Sydney Water plans to reach net carbon zero by 2050 or earlier. We currently have the capacity to generate up to 85 Gigawatt hours per year of renewable energy from our existing operational sites through Biogas, Hydro and Solar Schemes. By 2030, we are planning to increase renewable energy generation to 170 Gigawatt hours, equivalent to powering around 20,000 homes.
Through the Malabar Biomethane Injection Project, we will be able to recover up to 99.5 percent of methane from wastewater
An example of how we’re contributing to this goal through our infrastructure is the Malabar Biomethane Injection Project, built by our partner Jemena, and being installed at our Malabar Wastewater Treatment Plant.
Through this project, we will be able to recover up to 99.5 percent of methane from wastewater, refine it to Australian standards and send it back to the gas grid as a green gas alternative, supplying 6,300 homes.
What would be examples of situations your organisation has successfully handled that can provide a model to replicate in other areas?
Sydney Water has worked hard to provide a rainfall independent water supply. Sydney’s desalination plant supplies about 15% of Sydney’s drinking water. It’s not widely known but it’s not just for times of drought anymore. The plant is in regular operation to meet the city’s needs.

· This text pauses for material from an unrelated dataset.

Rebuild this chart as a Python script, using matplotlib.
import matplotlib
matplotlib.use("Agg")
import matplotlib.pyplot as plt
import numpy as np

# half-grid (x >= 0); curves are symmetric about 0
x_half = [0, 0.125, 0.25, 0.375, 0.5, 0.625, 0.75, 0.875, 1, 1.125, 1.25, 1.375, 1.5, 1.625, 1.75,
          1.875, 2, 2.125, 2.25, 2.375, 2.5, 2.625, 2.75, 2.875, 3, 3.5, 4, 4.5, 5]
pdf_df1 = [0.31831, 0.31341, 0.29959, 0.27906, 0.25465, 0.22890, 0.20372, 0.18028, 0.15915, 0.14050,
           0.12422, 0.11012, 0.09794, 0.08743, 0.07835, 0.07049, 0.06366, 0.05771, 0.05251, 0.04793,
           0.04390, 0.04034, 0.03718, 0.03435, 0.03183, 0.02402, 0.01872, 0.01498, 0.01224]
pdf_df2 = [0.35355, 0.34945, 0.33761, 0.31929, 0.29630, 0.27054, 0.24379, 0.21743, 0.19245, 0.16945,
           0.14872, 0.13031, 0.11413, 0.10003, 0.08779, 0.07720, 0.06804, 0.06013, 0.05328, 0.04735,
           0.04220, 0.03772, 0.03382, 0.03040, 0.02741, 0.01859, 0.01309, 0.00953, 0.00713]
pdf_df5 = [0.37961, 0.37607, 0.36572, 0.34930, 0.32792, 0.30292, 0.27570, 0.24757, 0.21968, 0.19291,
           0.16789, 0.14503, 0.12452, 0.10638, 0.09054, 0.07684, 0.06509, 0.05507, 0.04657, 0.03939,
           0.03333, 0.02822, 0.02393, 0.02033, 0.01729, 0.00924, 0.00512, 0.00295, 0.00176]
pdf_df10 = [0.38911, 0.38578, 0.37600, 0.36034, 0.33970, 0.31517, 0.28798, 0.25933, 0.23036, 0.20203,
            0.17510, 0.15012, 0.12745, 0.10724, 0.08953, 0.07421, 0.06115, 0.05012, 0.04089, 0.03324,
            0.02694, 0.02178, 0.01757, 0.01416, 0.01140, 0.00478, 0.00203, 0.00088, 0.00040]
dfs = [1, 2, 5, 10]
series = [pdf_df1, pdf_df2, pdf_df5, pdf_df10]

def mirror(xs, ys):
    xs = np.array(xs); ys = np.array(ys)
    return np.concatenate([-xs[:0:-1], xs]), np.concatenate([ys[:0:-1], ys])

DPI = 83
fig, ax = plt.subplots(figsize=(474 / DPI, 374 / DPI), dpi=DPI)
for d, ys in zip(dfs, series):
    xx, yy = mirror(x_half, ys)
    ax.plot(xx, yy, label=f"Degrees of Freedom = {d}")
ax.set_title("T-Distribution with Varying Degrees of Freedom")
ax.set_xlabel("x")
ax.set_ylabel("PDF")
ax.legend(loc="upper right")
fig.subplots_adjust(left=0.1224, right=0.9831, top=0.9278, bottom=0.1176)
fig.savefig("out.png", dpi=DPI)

Our long-term planning is looking at ways to increase the proportion of rainfall independent supply Greater Sydney has access to so we have a resilient and reliable water supply into the future.
Can you tell us about Sydney Water’s efforts to improve the resilience and reliability of its operations?
Sydney Water’s adaptive, long-term plan has a timeline out to 2050. We are planning now to ensure Sydney has a resilient and reliable, world-class drinking water supply into the future.
We are planning now to ensure Sydney has a resilient and reliable, world-class drinking water supply into the future
Our long-term plan also includes the need to build new and augment existing wastewater facilities.
Additionally, our planning for stormwater in the future includes stormwater harvesting to recycle water for non-drinking purposes, improved management to increase the health of local waterways, and creating integrated stormwater services that have less impact on the natural environment.